Member of the National Assembly
- In office 14 November 2008 – May 2009

Personal details
- Born: 1942 Highflats, Natal Province Union of South Africa
- Died: 2023 (aged 80–81)
- Citizenship: South Africa
- Party: African National Congress

= Doris Sikosana =

South African politician (1942–2023)

Ntombizodwa Doris Sikosana (1942–2023), also spelled Sikhosana, was a South African politician and former anti-apartheid activist from KwaZulu-Natal. She represented the African National Congress (ANC) in the National Assembly from 2008 to 2009 and in the KwaZulu-Natal Legislature from 2009 to 2014.

== Political career ==
Sikosana was born in 1942 in Highflats in the former Natal Province. During apartheid, she was a member of the ANC underground and later joined the party in exile. After the ANC was unbanned in 1990, she was elected to the National Executive Committee of the ANC Women's League.

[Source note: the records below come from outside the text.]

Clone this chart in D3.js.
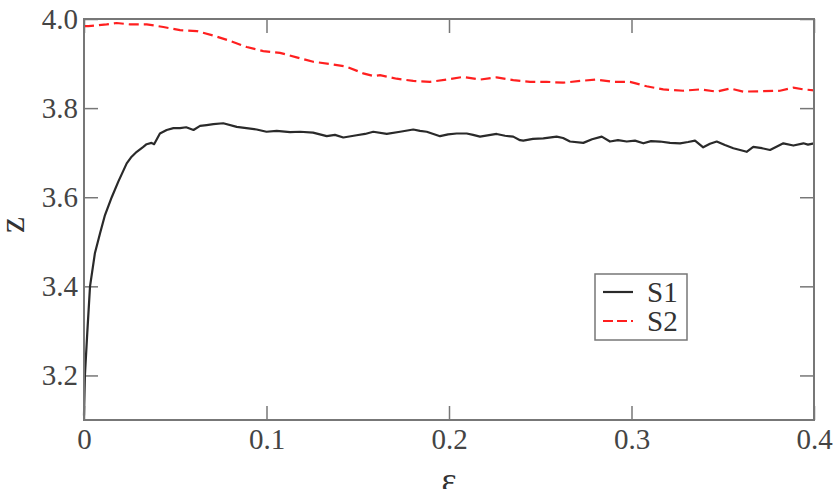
<!DOCTYPE html>
<html>
<head>
<meta charset="utf-8">
<script src="https://d3js.org/d3.v7.min.js"></script>
<style>
  body { margin: 0; background: #fff; }
</style>
</head>
<body>
<svg width="837" height="489"></svg>
<script>
// values
var xTicks = [0, 0.1, 0.2, 0.3, 0.4];
var yTicks = [3.2, 3.4, 3.6, 3.8, 4.0];

var s1Eps = [0, 0.0005, 0.0018, 0.0033, 0.006, 0.0088, 0.0115, 0.0152, 0.0188, 0.0234, 0.0261, 0.0289, 0.0325, 0.0343, 0.037, 0.0384, 0.0416, 0.0453, 0.049, 0.0526, 0.056, 0.060, 0.0636, 0.0672, 0.0709, 0.0763, 0.0837, 0.089, 0.0946, 0.1, 0.1056, 0.1129, 0.1184, 0.1255, 0.133, 0.1375, 0.1421, 0.1494, 0.154, 0.1585, 0.1659, 0.1732, 0.1804, 0.1841, 0.1878, 0.1951, 0.1995, 0.2042, 0.2097, 0.2132, 0.217, 0.2261, 0.2307, 0.2352, 0.2389, 0.2407, 0.246, 0.2517, 0.259, 0.2625, 0.2663, 0.2736, 0.2784, 0.2837, 0.2882, 0.2926, 0.2974, 0.3019, 0.3065, 0.3107, 0.3156, 0.3211, 0.3266, 0.331, 0.3348, 0.3393, 0.343, 0.3467, 0.3512, 0.3558, 0.3595, 0.3631, 0.3667, 0.3715, 0.3759, 0.3797, 0.3832, 0.3887, 0.3942, 0.3967, 0.4];
var s1Z = [3.11, 3.2, 3.296, 3.40, 3.475, 3.519, 3.560, 3.60, 3.635, 3.676, 3.691, 3.702, 3.713, 3.719, 3.722, 3.719, 3.743, 3.751, 3.755, 3.755, 3.757, 3.751, 3.760, 3.762, 3.764, 3.766, 3.758, 3.755, 3.752, 3.747, 3.749, 3.746, 3.747, 3.745, 3.737, 3.740, 3.734, 3.739, 3.742, 3.747, 3.742, 3.747, 3.752, 3.749, 3.747, 3.737, 3.741, 3.743, 3.743, 3.740, 3.736, 3.742, 3.738, 3.736, 3.728, 3.727, 3.731, 3.732, 3.736, 3.733, 3.725, 3.722, 3.730, 3.736, 3.725, 3.728, 3.725, 3.727, 3.721, 3.726, 3.725, 3.722, 3.721, 3.724, 3.727, 3.712, 3.720, 3.725, 3.717, 3.710, 3.706, 3.702, 3.713, 3.710, 3.706, 3.714, 3.721, 3.716, 3.721, 3.718, 3.721];

var s2Eps = [0, 0.0024, 0.0124, 0.0179, 0.0252, 0.0344, 0.0435, 0.0526, 0.0618, 0.0708, 0.08, 0.0892, 0.0982, 0.1074, 0.1165, 0.1256, 0.1348, 0.1439, 0.153, 0.1585, 0.1622, 0.1713, 0.1804, 0.1896, 0.1987, 0.2078, 0.217, 0.2261, 0.2352, 0.2444, 0.2535, 0.2626, 0.2718, 0.2809, 0.29, 0.2992, 0.3083, 0.3174, 0.3284, 0.3375, 0.3467, 0.354, 0.3613, 0.3723, 0.3814, 0.3887, 0.3942, 0.4];
var s2Z = [3.984, 3.984, 3.988, 3.991, 3.988, 3.988, 3.982, 3.975, 3.973, 3.963, 3.951, 3.937, 3.928, 3.924, 3.914, 3.904, 3.899, 3.893, 3.878, 3.872, 3.874, 3.866, 3.861, 3.859, 3.864, 3.870, 3.864, 3.869, 3.863, 3.859, 3.859, 3.857, 3.861, 3.864, 3.859, 3.859, 3.849, 3.842, 3.839, 3.842, 3.837, 3.844, 3.837, 3.838, 3.839, 3.846, 3.842, 3.840];

var serif = "'Liberation Serif', 'Times New Roman', Times, serif";

var svg = d3.select("svg"),
    margin = {top: 19, right: 23, bottom: 69, left: 84},
    width = +svg.attr("width") - margin.left - margin.right,
    height = +svg.attr("height") - margin.top - margin.bottom,
    g = svg.append("g").attr("transform", "translate(" + margin.left + "," + margin.top + ")");

var x = d3.scaleLinear().domain([0, 0.4]).range([0, width]),
    y = d3.scaleLinear().domain([3.1, 4.0]).range([height, 0]);

var fmt = function(d) { return d === 0 ? "0" : d3.format(".1f")(d); };

// axes, ticks pointing inwards on all four sides
g.append("g")
    .attr("transform", "translate(0," + height + ")")
    .call(d3.axisBottom(x).tickValues(xTicks).tickSize(-14).tickPadding(8).tickFormat(fmt));
g.append("g")
    .call(d3.axisLeft(y).tickValues(yTicks).tickSize(-14).tickPadding(6).tickFormat(d3.format(".1f")));
g.append("g")
    .call(d3.axisTop(x).tickValues(xTicks).tickSize(-14).tickFormat(""));
g.append("g")
    .attr("transform", "translate(" + width + ",0)")
    .call(d3.axisRight(y).tickValues(yTicks).tickSize(-14).tickFormat(""));

g.selectAll(".domain").remove();
g.selectAll(".tick line").attr("stroke", "#777").attr("stroke-width", 1.5);
g.selectAll(".tick text")
    .style("font-family", serif)
    .style("font-size", "29px")
    .attr("fill", "#444");

var line = d3.line()
    .x(function(d) { return x(d[0]); })
    .y(function(d) { return y(d[1]); });

var s1 = s1Eps.map(function(e, i) { return [e, s1Z[i]]; });
var s2 = s2Eps.map(function(e, i) { return [e, s2Z[i]]; });

g.append("path")
    .datum(s2)
    .attr("fill", "none")
    .attr("stroke", "#ff1f1f")
    .attr("stroke-width", 2.2)
    .attr("stroke-dasharray", "10,5")
    .attr("d", line);

g.append("path")
    .datum(s1)
    .attr("fill", "none")
    .attr("stroke", "#2a2a2a")
    .attr("stroke-width", 2.2)
    .attr("stroke-linejoin", "round")
    .attr("d", line);

// frame
g.append("rect")
    .attr("width", width)
    .attr("height", height)
    .attr("fill", "none")
    .attr("stroke", "#777")
    .attr("stroke-width", 2);

// axis labels
svg.append("text")
    .attr("transform", "translate(24,225) rotate(-90)")
    .attr("text-anchor", "middle")
    .style("font-family", serif)
    .style("font-size", "36px")
    .attr("fill", "#333")
    .text("z");

svg.append("text")
    .attr("x", margin.left + width / 2)
    .attr("y", 492)
    .attr("text-anchor", "middle")
    .style("font-family", serif)
    .style("font-size", "36px")
    .attr("fill", "#333")
    .text("ε");

// legend
var legend = svg.append("g").attr("transform", "translate(595,274)");
legend.append("rect")
    .attr("width", 92).attr("height", 66)
    .attr("fill", "#fff").attr("stroke", "#777").attr("stroke-width", 1.5);

var items = [{name: "S1", color: "#2a2a2a", dash: null}, {name: "S2", color: "#ff1f1f", dash: "10,4"}];
items.forEach(function(d, i) {
  var yy = 18 + i * 29;
  legend.append("line")
      .attr("x1", 8).attr("x2", 38).attr("y1", yy).attr("y2", yy)
      .attr("stroke", d.color).attr("stroke-width", 2.2)
      .attr("stroke-dasharray", d.dash);
  legend.append("text")
      .attr("x", 52).attr("y", yy + 10)
      .style("font-family", serif)
      .style("font-size", "29px")
      .attr("fill", "#333")
      .text(d.name);
});
</script>
</body>
</html>
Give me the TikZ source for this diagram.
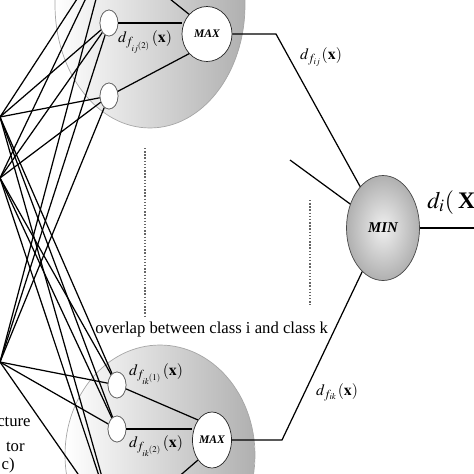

She was sworn in to the National Assembly on 14 November 2008 amid the wave of resignations that followed Thabo Mbeki's ousting from the Presidency; she replaced former cabinet minister Aziz Pahad. In the next year's general election, she was elected to an ANC seat in the KwaZulu-Natal Legislature.

== Personal life and death ==
Sikosana had two sons, Thulasizwe and Funizwe. She died in 2023 and was granted a special official provincial funeral, which included speeches by Nkosazana Dlamini-Zuma, Vusi Dube, Zweli Mkhize, and Lungi Gcabashe.